__PROBLEM REQUIREMENTS__.
Every record must appear in your copy exactly as written, with no pictures.

++++++++

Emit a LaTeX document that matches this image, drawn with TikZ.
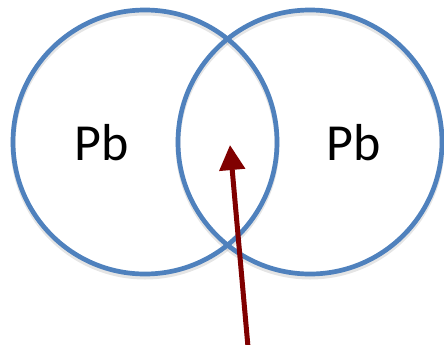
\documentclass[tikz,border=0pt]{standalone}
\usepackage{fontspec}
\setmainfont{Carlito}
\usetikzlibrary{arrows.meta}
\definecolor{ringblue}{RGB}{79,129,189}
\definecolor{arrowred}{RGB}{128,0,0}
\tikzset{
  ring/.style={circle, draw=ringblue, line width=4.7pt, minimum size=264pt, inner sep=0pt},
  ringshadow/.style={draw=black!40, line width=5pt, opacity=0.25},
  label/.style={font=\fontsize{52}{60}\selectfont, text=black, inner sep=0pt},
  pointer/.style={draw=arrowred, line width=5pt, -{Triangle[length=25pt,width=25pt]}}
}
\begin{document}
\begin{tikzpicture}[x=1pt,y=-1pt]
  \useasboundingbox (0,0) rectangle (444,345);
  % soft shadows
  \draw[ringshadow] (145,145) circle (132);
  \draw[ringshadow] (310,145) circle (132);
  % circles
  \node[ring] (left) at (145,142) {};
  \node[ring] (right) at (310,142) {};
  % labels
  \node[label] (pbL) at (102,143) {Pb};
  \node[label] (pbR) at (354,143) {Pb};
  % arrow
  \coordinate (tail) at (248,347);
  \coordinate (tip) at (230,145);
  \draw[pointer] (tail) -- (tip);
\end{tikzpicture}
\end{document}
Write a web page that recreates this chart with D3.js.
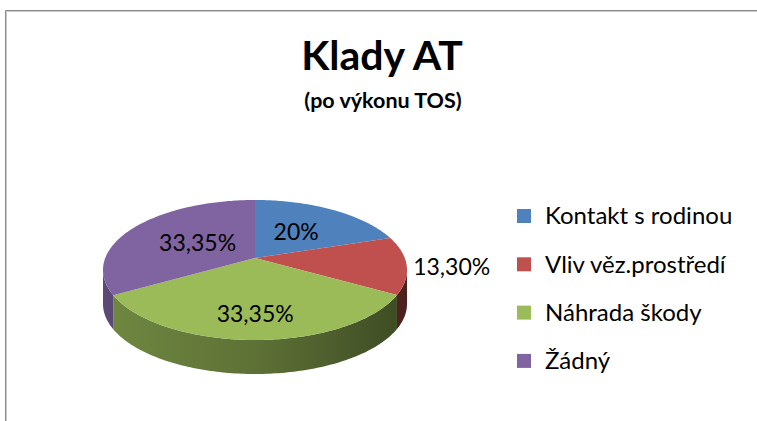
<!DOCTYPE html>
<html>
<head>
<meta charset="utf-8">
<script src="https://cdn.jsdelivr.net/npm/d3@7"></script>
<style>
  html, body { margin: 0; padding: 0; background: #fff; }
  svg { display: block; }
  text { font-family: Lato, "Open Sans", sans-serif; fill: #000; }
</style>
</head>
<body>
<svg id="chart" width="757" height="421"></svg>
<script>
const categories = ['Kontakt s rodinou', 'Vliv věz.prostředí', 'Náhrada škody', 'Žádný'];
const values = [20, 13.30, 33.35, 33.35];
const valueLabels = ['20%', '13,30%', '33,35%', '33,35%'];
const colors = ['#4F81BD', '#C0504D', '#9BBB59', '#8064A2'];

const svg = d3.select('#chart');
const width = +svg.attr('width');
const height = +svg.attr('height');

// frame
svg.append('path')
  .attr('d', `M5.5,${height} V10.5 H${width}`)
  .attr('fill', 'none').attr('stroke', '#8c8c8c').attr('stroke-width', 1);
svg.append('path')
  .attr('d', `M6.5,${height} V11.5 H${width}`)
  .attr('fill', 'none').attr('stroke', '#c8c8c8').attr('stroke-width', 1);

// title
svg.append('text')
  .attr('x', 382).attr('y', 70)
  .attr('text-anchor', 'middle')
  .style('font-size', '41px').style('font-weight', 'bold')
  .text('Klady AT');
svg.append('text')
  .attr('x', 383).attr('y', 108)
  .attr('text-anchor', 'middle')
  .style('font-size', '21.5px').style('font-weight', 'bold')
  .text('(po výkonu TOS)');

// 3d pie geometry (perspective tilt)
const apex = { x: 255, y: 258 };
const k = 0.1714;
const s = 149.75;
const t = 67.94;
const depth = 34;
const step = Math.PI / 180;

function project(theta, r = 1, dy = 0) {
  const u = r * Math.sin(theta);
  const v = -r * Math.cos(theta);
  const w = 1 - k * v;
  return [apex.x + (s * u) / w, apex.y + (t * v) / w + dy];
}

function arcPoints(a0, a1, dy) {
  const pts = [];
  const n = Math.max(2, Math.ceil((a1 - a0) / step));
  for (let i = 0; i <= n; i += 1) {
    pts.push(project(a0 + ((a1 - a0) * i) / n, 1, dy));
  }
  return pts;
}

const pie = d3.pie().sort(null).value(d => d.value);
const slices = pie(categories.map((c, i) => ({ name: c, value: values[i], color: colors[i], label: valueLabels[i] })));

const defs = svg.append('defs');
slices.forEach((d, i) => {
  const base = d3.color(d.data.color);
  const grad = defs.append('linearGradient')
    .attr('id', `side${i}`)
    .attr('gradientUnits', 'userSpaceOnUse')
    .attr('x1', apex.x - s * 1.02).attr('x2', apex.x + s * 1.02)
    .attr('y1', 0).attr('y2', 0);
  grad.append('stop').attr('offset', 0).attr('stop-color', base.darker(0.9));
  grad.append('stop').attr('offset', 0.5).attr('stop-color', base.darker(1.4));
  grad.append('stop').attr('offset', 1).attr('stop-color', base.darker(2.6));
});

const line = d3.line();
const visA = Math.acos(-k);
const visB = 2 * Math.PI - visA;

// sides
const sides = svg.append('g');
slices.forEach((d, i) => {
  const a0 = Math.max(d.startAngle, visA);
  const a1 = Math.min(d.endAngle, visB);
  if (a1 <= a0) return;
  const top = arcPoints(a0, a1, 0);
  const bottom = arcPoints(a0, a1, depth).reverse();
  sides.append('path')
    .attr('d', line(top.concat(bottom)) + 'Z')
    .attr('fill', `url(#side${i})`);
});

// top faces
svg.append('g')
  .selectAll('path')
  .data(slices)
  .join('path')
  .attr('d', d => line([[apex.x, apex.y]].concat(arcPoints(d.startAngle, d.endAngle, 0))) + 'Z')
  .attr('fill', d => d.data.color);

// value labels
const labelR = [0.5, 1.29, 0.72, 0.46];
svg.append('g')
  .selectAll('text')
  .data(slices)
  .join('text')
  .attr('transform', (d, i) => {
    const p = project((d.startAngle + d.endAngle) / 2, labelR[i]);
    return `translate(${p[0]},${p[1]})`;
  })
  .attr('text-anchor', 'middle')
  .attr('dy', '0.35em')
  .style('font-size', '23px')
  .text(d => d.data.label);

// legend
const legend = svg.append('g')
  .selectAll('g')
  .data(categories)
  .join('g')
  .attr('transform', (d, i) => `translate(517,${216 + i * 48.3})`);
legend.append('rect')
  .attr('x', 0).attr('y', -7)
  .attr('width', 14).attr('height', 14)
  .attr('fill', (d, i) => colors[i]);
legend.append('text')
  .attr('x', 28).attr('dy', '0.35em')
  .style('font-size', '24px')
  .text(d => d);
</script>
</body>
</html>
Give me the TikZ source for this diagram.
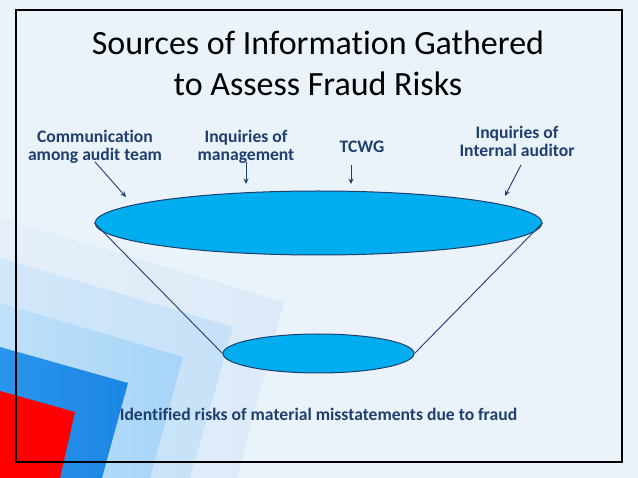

++++++++

__OUTPUT OF THE EXERCISE__.
Emit a LaTeX document that matches this image, drawn with TikZ.
\documentclass[tikz,border=0pt]{standalone}
\usepackage{fontspec}
\setmainfont{Carlito}
\usetikzlibrary{arrows.meta}
\definecolor{ringblue}{RGB}{79,129,189}
\definecolor{arrowred}{RGB}{128,0,0}
\tikzset{
  ring/.style={circle, draw=ringblue, line width=4.7pt, minimum size=264pt, inner sep=0pt},
  ringshadow/.style={draw=black!40, line width=5pt, opacity=0.25},
  label/.style={font=\fontsize{52}{60}\selectfont, text=black, inner sep=0pt},
  pointer/.style={draw=arrowred, line width=5pt, -{Triangle[length=25pt,width=25pt]}}
}
\begin{document}
\begin{tikzpicture}[x=1pt,y=-1pt]
  \useasboundingbox (0,0) rectangle (444,345);
  % soft shadows
  \draw[ringshadow] (145,145) circle (132);
  \draw[ringshadow] (310,145) circle (132);
  % circles
  \node[ring] (left) at (145,142) {};
  \node[ring] (right) at (310,142) {};
  % labels
  \node[label] (pbL) at (102,143) {Pb};
  \node[label] (pbR) at (354,143) {Pb};
  % arrow
  \coordinate (tail) at (248,347);
  \coordinate (tip) at (230,145);
  \draw[pointer] (tail) -- (tip);
\end{tikzpicture}
\end{document}
Write a web page that recreates this chart with D3.js.
<!DOCTYPE html>
<html>
<head>
<meta charset="utf-8">
<script src="https://cdn.jsdelivr.net/npm/d3@7"></script>
<style>
  html, body { margin: 0; padding: 0; background: #fff; }
  svg { display: block; }
  text { font-family: Lato, "Open Sans", sans-serif; fill: #000; }
</style>
</head>
<body>
<svg id="chart" width="757" height="421"></svg>
<script>
const categories = ['Kontakt s rodinou', 'Vliv věz.prostředí', 'Náhrada škody', 'Žádný'];
const values = [20, 13.30, 33.35, 33.35];
const valueLabels = ['20%', '13,30%', '33,35%', '33,35%'];
const colors = ['#4F81BD', '#C0504D', '#9BBB59', '#8064A2'];

const svg = d3.select('#chart');
const width = +svg.attr('width');
const height = +svg.attr('height');

// frame
svg.append('path')
  .attr('d', `M5.5,${height} V10.5 H${width}`)
  .attr('fill', 'none').attr('stroke', '#8c8c8c').attr('stroke-width', 1);
svg.append('path')
  .attr('d', `M6.5,${height} V11.5 H${width}`)
  .attr('fill', 'none').attr('stroke', '#c8c8c8').attr('stroke-width', 1);

// title
svg.append('text')
  .attr('x', 382).attr('y', 70)
  .attr('text-anchor', 'middle')
  .style('font-size', '41px').style('font-weight', 'bold')
  .text('Klady AT');
svg.append('text')
  .attr('x', 383).attr('y', 108)
  .attr('text-anchor', 'middle')
  .style('font-size', '21.5px').style('font-weight', 'bold')
  .text('(po výkonu TOS)');

// 3d pie geometry (perspective tilt)
const apex = { x: 255, y: 258 };
const k = 0.1714;
const s = 149.75;
const t = 67.94;
const depth = 34;
const step = Math.PI / 180;

function project(theta, r = 1, dy = 0) {
  const u = r * Math.sin(theta);
  const v = -r * Math.cos(theta);
  const w = 1 - k * v;
  return [apex.x + (s * u) / w, apex.y + (t * v) / w + dy];
}

function arcPoints(a0, a1, dy) {
  const pts = [];
  const n = Math.max(2, Math.ceil((a1 - a0) / step));
  for (let i = 0; i <= n; i += 1) {
    pts.push(project(a0 + ((a1 - a0) * i) / n, 1, dy));
  }
  return pts;
}

const pie = d3.pie().sort(null).value(d => d.value);
const slices = pie(categories.map((c, i) => ({ name: c, value: values[i], color: colors[i], label: valueLabels[i] })));

const defs = svg.append('defs');
slices.forEach((d, i) => {
  const base = d3.color(d.data.color);
  const grad = defs.append('linearGradient')
    .attr('id', `side${i}`)
    .attr('gradientUnits', 'userSpaceOnUse')
    .attr('x1', apex.x - s * 1.02).attr('x2', apex.x + s * 1.02)
    .attr('y1', 0).attr('y2', 0);
  grad.append('stop').attr('offset', 0).attr('stop-color', base.darker(0.9));
  grad.append('stop').attr('offset', 0.5).attr('stop-color', base.darker(1.4));
  grad.append('stop').attr('offset', 1).attr('stop-color', base.darker(2.6));
});

const line = d3.line();
const visA = Math.acos(-k);
const visB = 2 * Math.PI - visA;

// sides
const sides = svg.append('g');
slices.forEach((d, i) => {
  const a0 = Math.max(d.startAngle, visA);
  const a1 = Math.min(d.endAngle, visB);
  if (a1 <= a0) return;
  const top = arcPoints(a0, a1, 0);
  const bottom = arcPoints(a0, a1, depth).reverse();
  sides.append('path')
    .attr('d', line(top.concat(bottom)) + 'Z')
    .attr('fill', `url(#side${i})`);
});

// top faces
svg.append('g')
  .selectAll('path')
  .data(slices)
  .join('path')
  .attr('d', d => line([[apex.x, apex.y]].concat(arcPoints(d.startAngle, d.endAngle, 0))) + 'Z')
  .attr('fill', d => d.data.color);

// value labels
const labelR = [0.5, 1.29, 0.72, 0.46];
svg.append('g')
  .selectAll('text')
  .data(slices)
  .join('text')
  .attr('transform', (d, i) => {
    const p = project((d.startAngle + d.endAngle) / 2, labelR[i]);
    return `translate(${p[0]},${p[1]})`;
  })
  .attr('text-anchor', 'middle')
  .attr('dy', '0.35em')
  .style('font-size', '23px')
  .text(d => d.data.label);

// legend
const legend = svg.append('g')
  .selectAll('g')
  .data(categories)
  .join('g')
  .attr('transform', (d, i) => `translate(517,${216 + i * 48.3})`);
legend.append('rect')
  .attr('x', 0).attr('y', -7)
  .attr('width', 14).attr('height', 14)
  .attr('fill', (d, i) => colors[i]);
legend.append('text')
  .attr('x', 28).attr('dy', '0.35em')
  .style('font-size', '24px')
  .text(d => d);
</script>
</body>
</html>
Give me the TikZ source for this diagram.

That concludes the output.